**Dataset excerpts**:
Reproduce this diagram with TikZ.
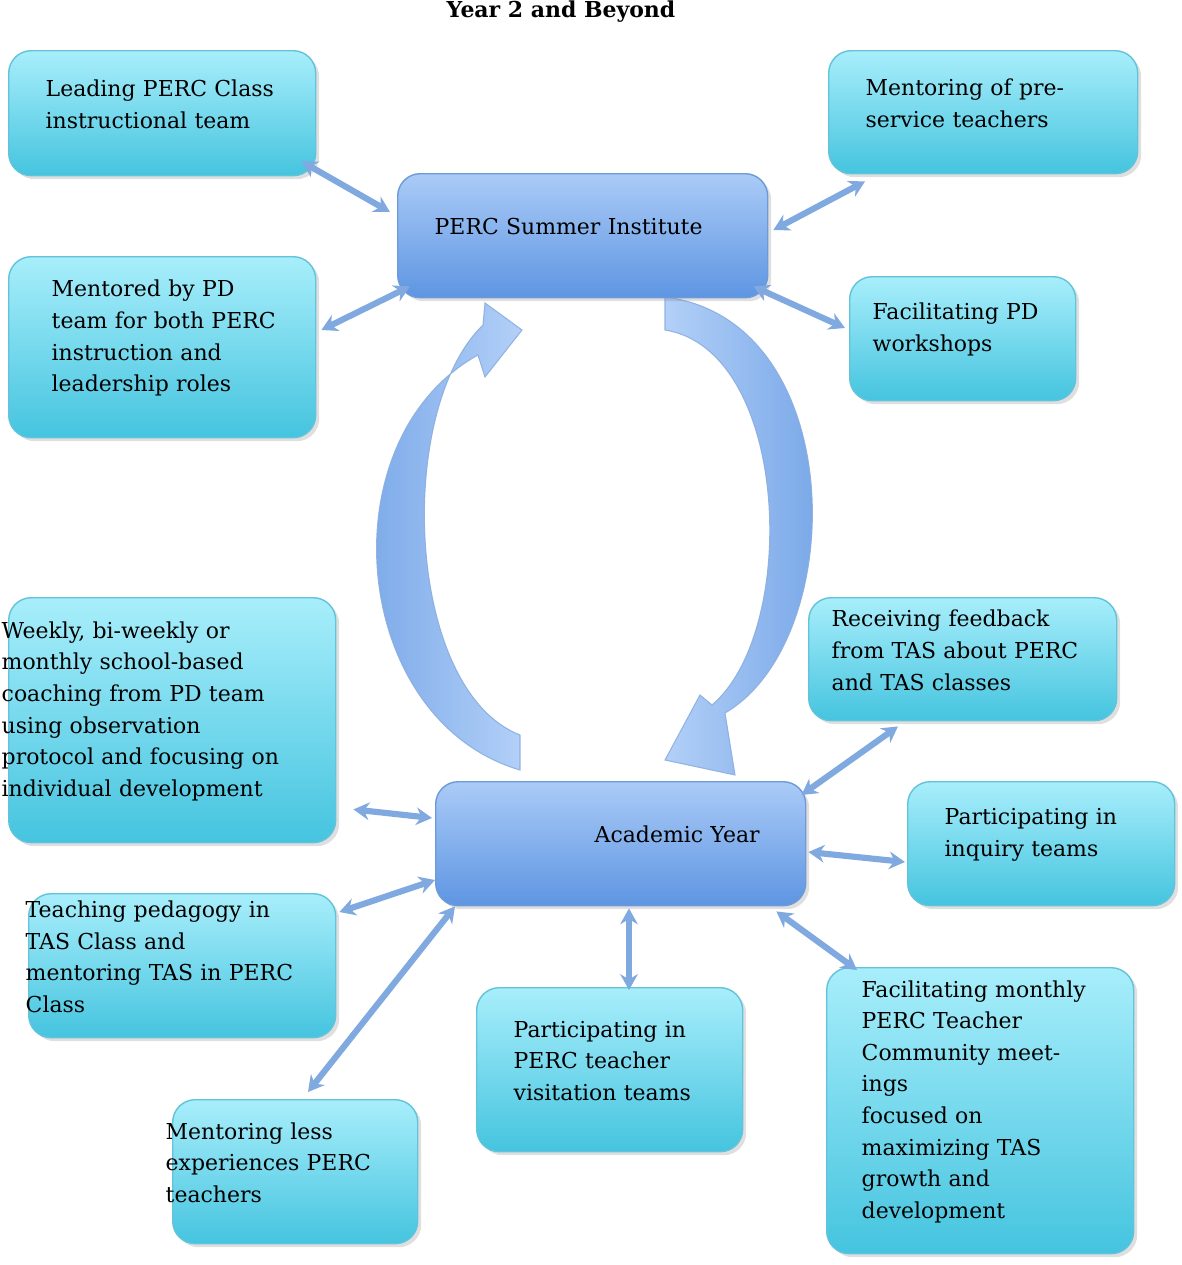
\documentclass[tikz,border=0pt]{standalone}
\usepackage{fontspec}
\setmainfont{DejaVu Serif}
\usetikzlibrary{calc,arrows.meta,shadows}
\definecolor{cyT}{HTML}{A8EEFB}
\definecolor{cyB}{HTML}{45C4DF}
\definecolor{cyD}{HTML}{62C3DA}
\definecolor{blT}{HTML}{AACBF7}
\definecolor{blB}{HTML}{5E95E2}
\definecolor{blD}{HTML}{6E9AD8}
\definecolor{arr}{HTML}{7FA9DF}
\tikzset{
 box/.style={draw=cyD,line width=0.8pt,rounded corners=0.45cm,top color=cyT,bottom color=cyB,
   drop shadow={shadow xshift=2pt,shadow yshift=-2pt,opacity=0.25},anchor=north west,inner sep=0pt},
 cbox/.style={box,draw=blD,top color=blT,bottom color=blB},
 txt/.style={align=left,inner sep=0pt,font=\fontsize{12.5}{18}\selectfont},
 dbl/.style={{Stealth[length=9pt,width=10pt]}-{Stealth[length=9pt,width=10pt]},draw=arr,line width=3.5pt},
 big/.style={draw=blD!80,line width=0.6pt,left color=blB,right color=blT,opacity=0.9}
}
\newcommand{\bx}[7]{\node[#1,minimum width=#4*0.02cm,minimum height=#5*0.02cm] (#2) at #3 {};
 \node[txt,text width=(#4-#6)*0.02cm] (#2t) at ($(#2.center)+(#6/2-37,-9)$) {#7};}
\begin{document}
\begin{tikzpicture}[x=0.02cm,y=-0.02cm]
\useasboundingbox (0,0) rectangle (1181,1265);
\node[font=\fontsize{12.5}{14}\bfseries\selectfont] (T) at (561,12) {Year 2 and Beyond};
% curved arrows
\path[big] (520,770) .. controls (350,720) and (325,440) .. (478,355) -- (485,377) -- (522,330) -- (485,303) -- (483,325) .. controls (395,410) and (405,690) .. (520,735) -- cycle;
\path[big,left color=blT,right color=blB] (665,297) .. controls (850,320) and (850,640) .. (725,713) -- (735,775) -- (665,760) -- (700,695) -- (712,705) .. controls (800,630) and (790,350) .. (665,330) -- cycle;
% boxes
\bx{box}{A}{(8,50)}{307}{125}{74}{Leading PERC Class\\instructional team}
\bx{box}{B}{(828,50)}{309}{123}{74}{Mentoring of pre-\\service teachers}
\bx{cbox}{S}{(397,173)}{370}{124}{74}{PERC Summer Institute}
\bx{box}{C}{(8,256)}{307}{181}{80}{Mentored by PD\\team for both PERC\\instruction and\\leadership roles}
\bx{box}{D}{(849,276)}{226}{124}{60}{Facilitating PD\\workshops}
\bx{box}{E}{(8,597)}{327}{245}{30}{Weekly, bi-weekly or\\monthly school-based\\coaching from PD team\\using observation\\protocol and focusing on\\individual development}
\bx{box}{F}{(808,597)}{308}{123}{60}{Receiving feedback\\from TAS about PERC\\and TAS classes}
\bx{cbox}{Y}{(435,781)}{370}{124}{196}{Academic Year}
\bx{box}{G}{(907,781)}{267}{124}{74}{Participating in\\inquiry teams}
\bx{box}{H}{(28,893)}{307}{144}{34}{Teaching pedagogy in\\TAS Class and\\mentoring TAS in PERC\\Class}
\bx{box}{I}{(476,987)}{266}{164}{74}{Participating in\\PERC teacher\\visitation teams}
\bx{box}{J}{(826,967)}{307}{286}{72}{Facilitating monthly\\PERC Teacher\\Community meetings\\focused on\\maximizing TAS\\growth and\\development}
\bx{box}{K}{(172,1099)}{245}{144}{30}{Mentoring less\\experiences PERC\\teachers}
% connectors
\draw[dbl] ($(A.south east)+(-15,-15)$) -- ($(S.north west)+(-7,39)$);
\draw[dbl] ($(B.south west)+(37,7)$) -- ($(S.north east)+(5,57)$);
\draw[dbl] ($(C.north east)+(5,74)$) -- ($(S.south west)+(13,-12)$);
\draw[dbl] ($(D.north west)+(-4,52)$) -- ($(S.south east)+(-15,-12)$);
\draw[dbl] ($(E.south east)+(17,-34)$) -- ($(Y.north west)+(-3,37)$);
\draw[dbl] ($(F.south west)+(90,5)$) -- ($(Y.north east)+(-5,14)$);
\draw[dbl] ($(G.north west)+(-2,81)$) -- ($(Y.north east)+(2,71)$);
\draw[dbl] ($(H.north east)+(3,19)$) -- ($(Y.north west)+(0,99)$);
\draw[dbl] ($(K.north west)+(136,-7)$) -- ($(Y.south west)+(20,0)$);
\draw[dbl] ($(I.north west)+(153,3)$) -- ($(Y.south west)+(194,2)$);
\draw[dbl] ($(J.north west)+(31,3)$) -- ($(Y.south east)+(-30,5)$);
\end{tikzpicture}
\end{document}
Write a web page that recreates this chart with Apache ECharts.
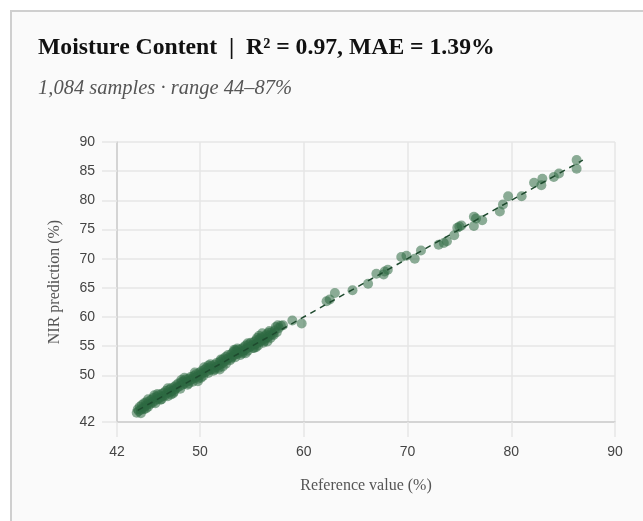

**Stated goal**: Leave out the pictures and copy the rest of the material above exactly.

**Reply to the exercise**:
Reproduce this diagram with TikZ.
\documentclass[tikz,border=0pt]{standalone}
\usepackage{fontspec}
\setmainfont{DejaVu Serif}
\usetikzlibrary{calc,arrows.meta,shadows}
\definecolor{cyT}{HTML}{A8EEFB}
\definecolor{cyB}{HTML}{45C4DF}
\definecolor{cyD}{HTML}{62C3DA}
\definecolor{blT}{HTML}{AACBF7}
\definecolor{blB}{HTML}{5E95E2}
\definecolor{blD}{HTML}{6E9AD8}
\definecolor{arr}{HTML}{7FA9DF}
\tikzset{
 box/.style={draw=cyD,line width=0.8pt,rounded corners=0.45cm,top color=cyT,bottom color=cyB,
   drop shadow={shadow xshift=2pt,shadow yshift=-2pt,opacity=0.25},anchor=north west,inner sep=0pt},
 cbox/.style={box,draw=blD,top color=blT,bottom color=blB},
 txt/.style={align=left,inner sep=0pt,font=\fontsize{12.5}{18}\selectfont},
 dbl/.style={{Stealth[length=9pt,width=10pt]}-{Stealth[length=9pt,width=10pt]},draw=arr,line width=3.5pt},
 big/.style={draw=blD!80,line width=0.6pt,left color=blB,right color=blT,opacity=0.9}
}
\newcommand{\bx}[7]{\node[#1,minimum width=#4*0.02cm,minimum height=#5*0.02cm] (#2) at #3 {};
 \node[txt,text width=(#4-#6)*0.02cm] (#2t) at ($(#2.center)+(#6/2-37,-9)$) {#7};}
\begin{document}
\begin{tikzpicture}[x=0.02cm,y=-0.02cm]
\useasboundingbox (0,0) rectangle (1181,1265);
\node[font=\fontsize{12.5}{14}\bfseries\selectfont] (T) at (561,12) {Year 2 and Beyond};
% curved arrows
\path[big] (520,770) .. controls (350,720) and (325,440) .. (478,355) -- (485,377) -- (522,330) -- (485,303) -- (483,325) .. controls (395,410) and (405,690) .. (520,735) -- cycle;
\path[big,left color=blT,right color=blB] (665,297) .. controls (850,320) and (850,640) .. (725,713) -- (735,775) -- (665,760) -- (700,695) -- (712,705) .. controls (800,630) and (790,350) .. (665,330) -- cycle;
% boxes
\bx{box}{A}{(8,50)}{307}{125}{74}{Leading PERC Class\\instructional team}
\bx{box}{B}{(828,50)}{309}{123}{74}{Mentoring of pre-\\service teachers}
\bx{cbox}{S}{(397,173)}{370}{124}{74}{PERC Summer Institute}
\bx{box}{C}{(8,256)}{307}{181}{80}{Mentored by PD\\team for both PERC\\instruction and\\leadership roles}
\bx{box}{D}{(849,276)}{226}{124}{60}{Facilitating PD\\workshops}
\bx{box}{E}{(8,597)}{327}{245}{30}{Weekly, bi-weekly or\\monthly school-based\\coaching from PD team\\using observation\\protocol and focusing on\\individual development}
\bx{box}{F}{(808,597)}{308}{123}{60}{Receiving feedback\\from TAS about PERC\\and TAS classes}
\bx{cbox}{Y}{(435,781)}{370}{124}{196}{Academic Year}
\bx{box}{G}{(907,781)}{267}{124}{74}{Participating in\\inquiry teams}
\bx{box}{H}{(28,893)}{307}{144}{34}{Teaching pedagogy in\\TAS Class and\\mentoring TAS in PERC\\Class}
\bx{box}{I}{(476,987)}{266}{164}{74}{Participating in\\PERC teacher\\visitation teams}
\bx{box}{J}{(826,967)}{307}{286}{72}{Facilitating monthly\\PERC Teacher\\Community meetings\\focused on\\maximizing TAS\\growth and\\development}
\bx{box}{K}{(172,1099)}{245}{144}{30}{Mentoring less\\experiences PERC\\teachers}
% connectors
\draw[dbl] ($(A.south east)+(-15,-15)$) -- ($(S.north west)+(-7,39)$);
\draw[dbl] ($(B.south west)+(37,7)$) -- ($(S.north east)+(5,57)$);
\draw[dbl] ($(C.north east)+(5,74)$) -- ($(S.south west)+(13,-12)$);
\draw[dbl] ($(D.north west)+(-4,52)$) -- ($(S.south east)+(-15,-12)$);
\draw[dbl] ($(E.south east)+(17,-34)$) -- ($(Y.north west)+(-3,37)$);
\draw[dbl] ($(F.south west)+(90,5)$) -- ($(Y.north east)+(-5,14)$);
\draw[dbl] ($(G.north west)+(-2,81)$) -- ($(Y.north east)+(2,71)$);
\draw[dbl] ($(H.north east)+(3,19)$) -- ($(Y.north west)+(0,99)$);
\draw[dbl] ($(K.north west)+(136,-7)$) -- ($(Y.south west)+(20,0)$);
\draw[dbl] ($(I.north west)+(153,3)$) -- ($(Y.south west)+(194,2)$);
\draw[dbl] ($(J.north west)+(31,3)$) -- ($(Y.south east)+(-30,5)$);
\end{tikzpicture}
\end{document}
Write a web page that recreates this chart with Apache ECharts.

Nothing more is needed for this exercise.